Managing Error Sources
Although the trigonometry is deterministic, real-world measurements introduce uncertainty. Material temperature, instrument resolution, and human data entry all influence the reliability of arc and radius inputs. The most common trap is assuming the radius of a partially fabricated component has not changed because of elastic springback or machining allowances. Another frequent oversight is neglecting to check that the arc length was measured along the intended neutral axis rather than along an offset surface. Each oversight can produce a chord error amplified by several orders of magnitude, especially when dealing with tens or hundreds of meters of radius.
- Calibrate radius measurements by comparing multiple instruments, such as combining a coordinate measuring machine sweep with a laser tracker scan.
- Document the temperature of the part and the environment, then adjust the recorded arc length when coefficients of thermal expansion predict meaningful change.
- Use redundant calculations or digital twins to confirm that the arc belongs to the exact circle referenced in design documentation.
- Implement data validation in spreadsheets or custom scripts so units and precision are checked before any chord length is released to fabrication.

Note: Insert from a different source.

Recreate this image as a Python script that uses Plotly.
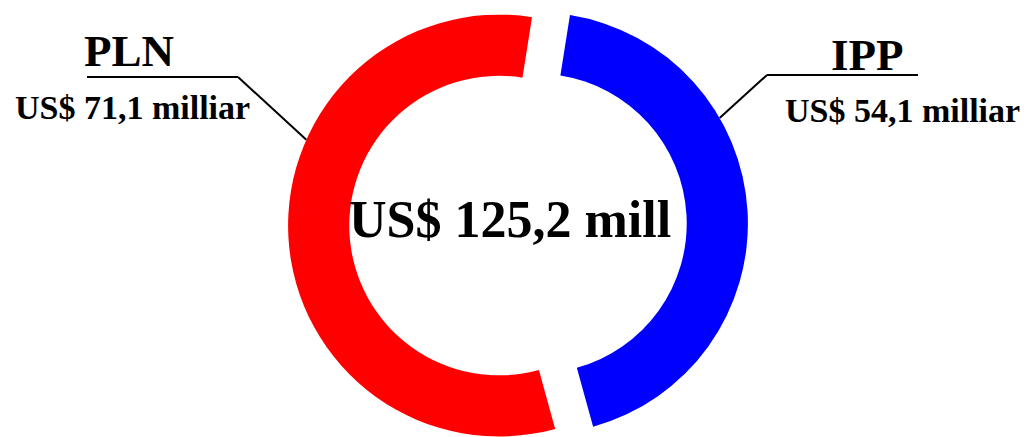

Taking these error sources seriously ensures that the calculated chord supports every downstream activity, from toolpath programming to inspection planning. Many organizations include a tolerance budget worksheet where arc and radius uncertainties propagate through the sine function, revealing the maximum allowable variation in chord length. This approach makes it easier to decide whether additional field measurements are required before issuing a purchase order for straight stock.
Implementation Best Practices
When the math is embedded inside a digital workflow, teams gain speed without sacrificing insight. Feeding laser scan data into a script that calls this chord calculator allows inspection engineers to compare as-built arcs against the theoretical chord lengths of stiffeners, spar caps, and panel joints. Integrating the results with configuration management systems ensures that every revision of a circular component retains traceability back to the angles and chords approved by design authority. The interactive chart in this calculator reinforces those best practices by showing how the chord grows nonlinearly as the angle expands, reminding designers that doubling an arc does not double its chord.
Finally, remember that geometry is only one part of the decision. Interpreting the chord demands understanding material behavior, assembly constraints, and maintenance requirements. Straight members derived from arcs often need allowances for welding shrinkage or composite cure, and those allowances should be appended after the geometric chord is locked in. By pairing the deterministic math presented here with field intelligence, engineers can translate elegant curves into straight components that fit the first time, keep projects on schedule, and maintain the visual and structural integrity that curved designs promise.